▶ [Supplied entries]
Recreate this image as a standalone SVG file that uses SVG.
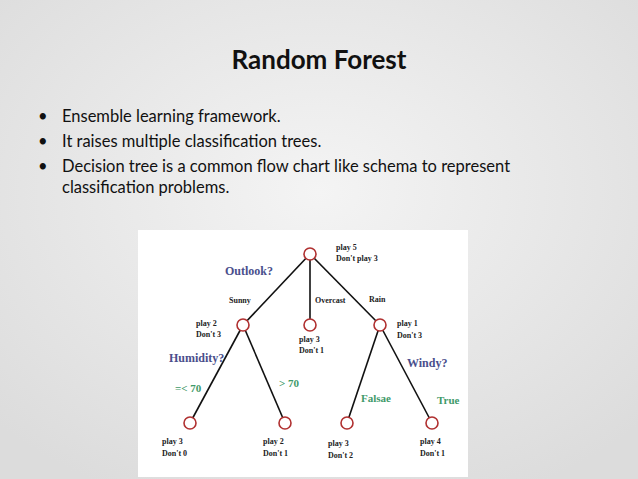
<svg xmlns="http://www.w3.org/2000/svg" width="638" height="479" viewBox="0 0 638 479">
<defs><radialGradient id="bg" cx="50%" cy="40%" r="70%"><stop offset="0" stop-color="#f4f4f4"/><stop offset="1" stop-color="#dcdcdc"/></radialGradient></defs>
<style>
.t{font-family:Lato,"Liberation Sans",sans-serif;fill:#111}
.s{font-family:"Liberation Serif",serif;font-weight:bold;font-size:8px;fill:#222}
.q{font-family:"Liberation Serif",serif;font-weight:bold;font-size:12px;fill:#4a4f8c}
.g{font-family:"Liberation Serif",serif;font-weight:bold;font-size:11px;fill:#3f9a6a}
.n{fill:#fff;stroke:#b03030;stroke-width:1.6}
.e{stroke:#111;stroke-width:1.6}
</style>
<rect width="638" height="479" fill="url(#bg)"/>
<text class="t" x="319" y="69" text-anchor="middle" font-size="26" font-weight="bold">Random Forest</text>
<g class="t" font-size="16.5">
<text x="38" y="122">•</text><text x="62" y="122">Ensemble learning framework.</text>
<text x="38" y="147">•</text><text x="62" y="147">It raises multiple classification trees.</text>
<text x="38" y="172">•</text><text x="62" y="172">Decision tree is a common flow chart like schema to represent</text>
<text x="62" y="193">classification problems.</text>
</g>
<rect x="138" y="230" width="330" height="247" fill="#fff"/>
<g id="edges">
<line class="e" x1="310" y1="254" x2="243" y2="325"/>
<line class="e" x1="310" y1="254" x2="310" y2="325"/>
<line class="e" x1="310" y1="254" x2="380" y2="325"/>
<line class="e" x1="243" y1="325" x2="190" y2="423"/>
<line class="e" x1="243" y1="325" x2="285" y2="423"/>
<line class="e" x1="380" y1="325" x2="347" y2="423"/>
<line class="e" x1="380" y1="325" x2="432" y2="423"/>
</g>
<g id="root"><circle class="n" cx="310" cy="254" r="6"/><text class="s" x="336" y="250">play 5</text><text class="s" x="336" y="261">Don't play 3</text></g>
<g id="sunny"><circle class="n" cx="243" cy="325" r="6"/><text class="s" x="196" y="326">play 2</text><text class="s" x="196" y="337">Don't 3</text></g>
<g id="overcast"><circle class="n" cx="310" cy="325" r="6"/><text class="s" x="299" y="342">play 3</text><text class="s" x="299" y="353">Don't 1</text></g>
<g id="rain"><circle class="n" cx="380" cy="325" r="6"/><text class="s" x="397" y="326">play 1</text><text class="s" x="397" y="338">Don't 3</text></g>
<g id="l1"><circle class="n" cx="190" cy="423" r="6"/><text class="s" x="162" y="444">play 3</text><text class="s" x="162" y="456">Don't 0</text></g>
<g id="l2"><circle class="n" cx="285" cy="423" r="6"/><text class="s" x="263" y="444">play 2</text><text class="s" x="263" y="456">Don't 1</text></g>
<g id="l3"><circle class="n" cx="347" cy="423" r="6"/><text class="s" x="328" y="446">play 3</text><text class="s" x="328" y="458">Don't 2</text></g>
<g id="l4"><circle class="n" cx="432" cy="423" r="6"/><text class="s" x="420" y="444">play 4</text><text class="s" x="420" y="456">Don't 1</text></g>
<text class="q" x="225" y="275">Outlook?</text>
<text class="q" x="169" y="362">Humidity?</text>
<text class="q" x="407" y="367">Windy?</text>
<text class="s" x="229" y="303">Sunny</text>
<text class="s" x="315" y="303">Overcast</text>
<text class="s" x="369" y="302">Rain</text>
<text class="g" x="175" y="392">=&lt; 70</text>
<text class="g" x="279" y="387">&gt; 70</text>
<text class="g" x="361" y="402">Falsae</text>
<text class="g" x="437" y="404">True</text>
</svg>
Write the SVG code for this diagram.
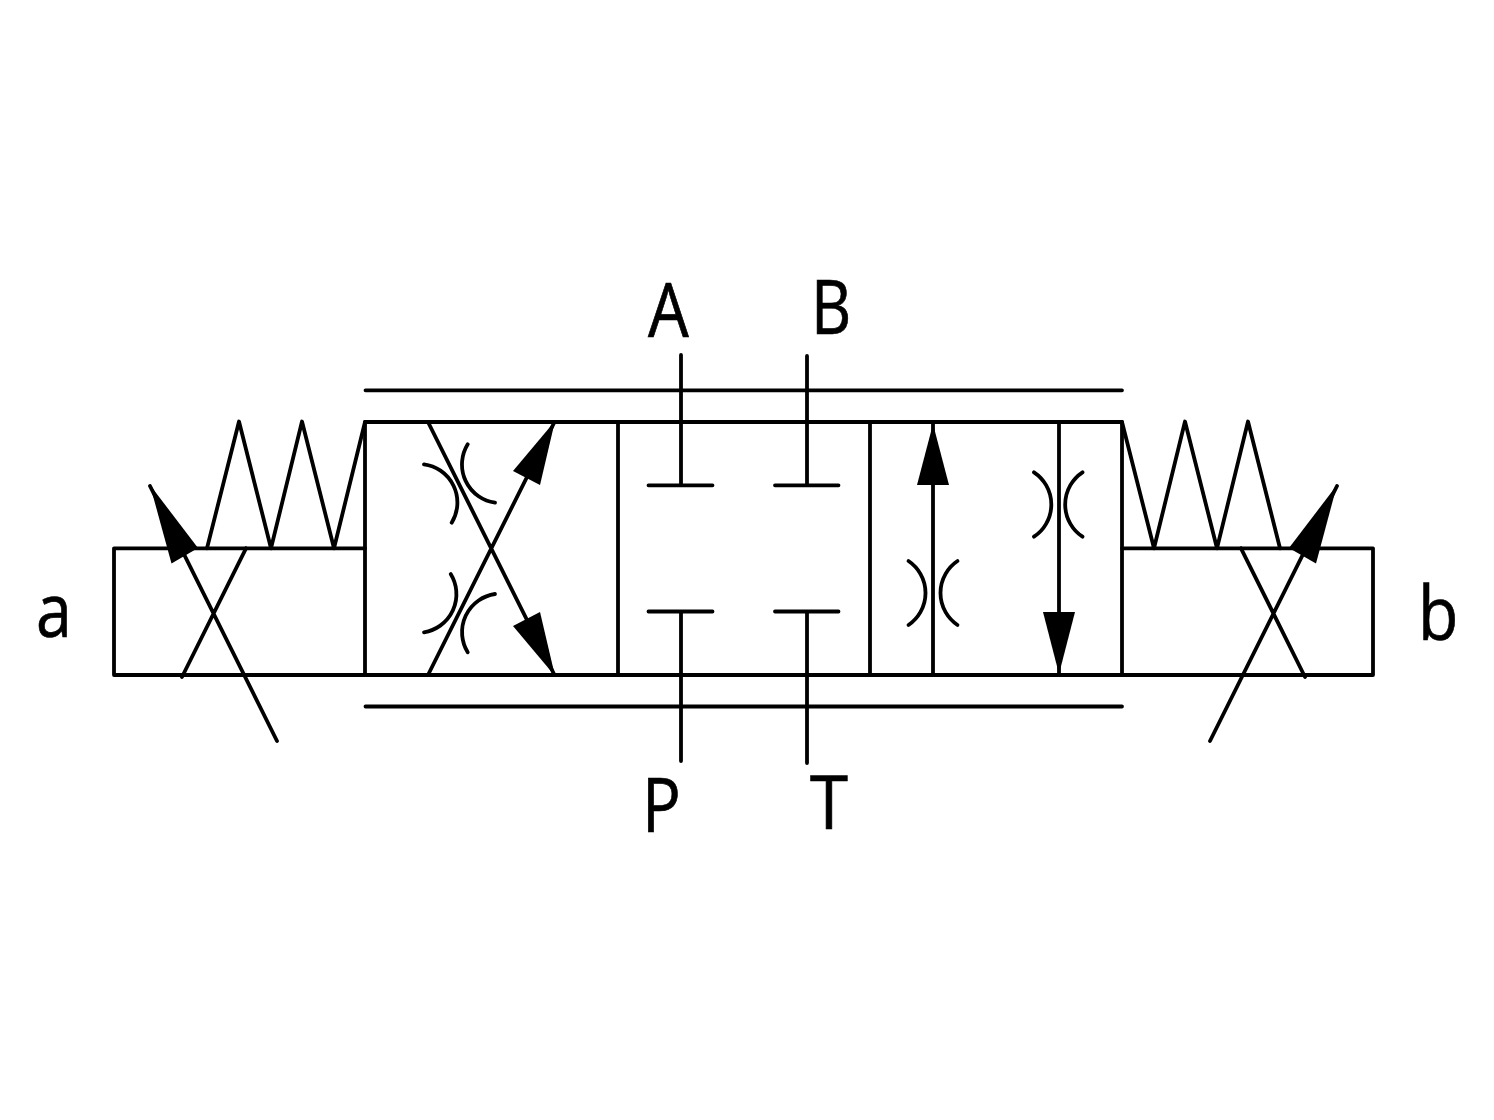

▶ [Task goal]
Write out all the records again, exactly, minus any pictures.

▶ [Solved exercise]
Recreate this image as a standalone SVG file that uses SVG.
<svg xmlns="http://www.w3.org/2000/svg" width="638" height="479" viewBox="0 0 638 479">
<defs><radialGradient id="bg" cx="50%" cy="40%" r="70%"><stop offset="0" stop-color="#f4f4f4"/><stop offset="1" stop-color="#dcdcdc"/></radialGradient></defs>
<style>
.t{font-family:Lato,"Liberation Sans",sans-serif;fill:#111}
.s{font-family:"Liberation Serif",serif;font-weight:bold;font-size:8px;fill:#222}
.q{font-family:"Liberation Serif",serif;font-weight:bold;font-size:12px;fill:#4a4f8c}
.g{font-family:"Liberation Serif",serif;font-weight:bold;font-size:11px;fill:#3f9a6a}
.n{fill:#fff;stroke:#b03030;stroke-width:1.6}
.e{stroke:#111;stroke-width:1.6}
</style>
<rect width="638" height="479" fill="url(#bg)"/>
<text class="t" x="319" y="69" text-anchor="middle" font-size="26" font-weight="bold">Random Forest</text>
<g class="t" font-size="16.5">
<text x="38" y="122">•</text><text x="62" y="122">Ensemble learning framework.</text>
<text x="38" y="147">•</text><text x="62" y="147">It raises multiple classification trees.</text>
<text x="38" y="172">•</text><text x="62" y="172">Decision tree is a common flow chart like schema to represent</text>
<text x="62" y="193">classification problems.</text>
</g>
<rect x="138" y="230" width="330" height="247" fill="#fff"/>
<g id="edges">
<line class="e" x1="310" y1="254" x2="243" y2="325"/>
<line class="e" x1="310" y1="254" x2="310" y2="325"/>
<line class="e" x1="310" y1="254" x2="380" y2="325"/>
<line class="e" x1="243" y1="325" x2="190" y2="423"/>
<line class="e" x1="243" y1="325" x2="285" y2="423"/>
<line class="e" x1="380" y1="325" x2="347" y2="423"/>
<line class="e" x1="380" y1="325" x2="432" y2="423"/>
</g>
<g id="root"><circle class="n" cx="310" cy="254" r="6"/><text class="s" x="336" y="250">play 5</text><text class="s" x="336" y="261">Don't play 3</text></g>
<g id="sunny"><circle class="n" cx="243" cy="325" r="6"/><text class="s" x="196" y="326">play 2</text><text class="s" x="196" y="337">Don't 3</text></g>
<g id="overcast"><circle class="n" cx="310" cy="325" r="6"/><text class="s" x="299" y="342">play 3</text><text class="s" x="299" y="353">Don't 1</text></g>
<g id="rain"><circle class="n" cx="380" cy="325" r="6"/><text class="s" x="397" y="326">play 1</text><text class="s" x="397" y="338">Don't 3</text></g>
<g id="l1"><circle class="n" cx="190" cy="423" r="6"/><text class="s" x="162" y="444">play 3</text><text class="s" x="162" y="456">Don't 0</text></g>
<g id="l2"><circle class="n" cx="285" cy="423" r="6"/><text class="s" x="263" y="444">play 2</text><text class="s" x="263" y="456">Don't 1</text></g>
<g id="l3"><circle class="n" cx="347" cy="423" r="6"/><text class="s" x="328" y="446">play 3</text><text class="s" x="328" y="458">Don't 2</text></g>
<g id="l4"><circle class="n" cx="432" cy="423" r="6"/><text class="s" x="420" y="444">play 4</text><text class="s" x="420" y="456">Don't 1</text></g>
<text class="q" x="225" y="275">Outlook?</text>
<text class="q" x="169" y="362">Humidity?</text>
<text class="q" x="407" y="367">Windy?</text>
<text class="s" x="229" y="303">Sunny</text>
<text class="s" x="315" y="303">Overcast</text>
<text class="s" x="369" y="302">Rain</text>
<text class="g" x="175" y="392">=&lt; 70</text>
<text class="g" x="279" y="387">&gt; 70</text>
<text class="g" x="361" y="402">Falsae</text>
<text class="g" x="437" y="404">True</text>
</svg>
Write the SVG code for this diagram.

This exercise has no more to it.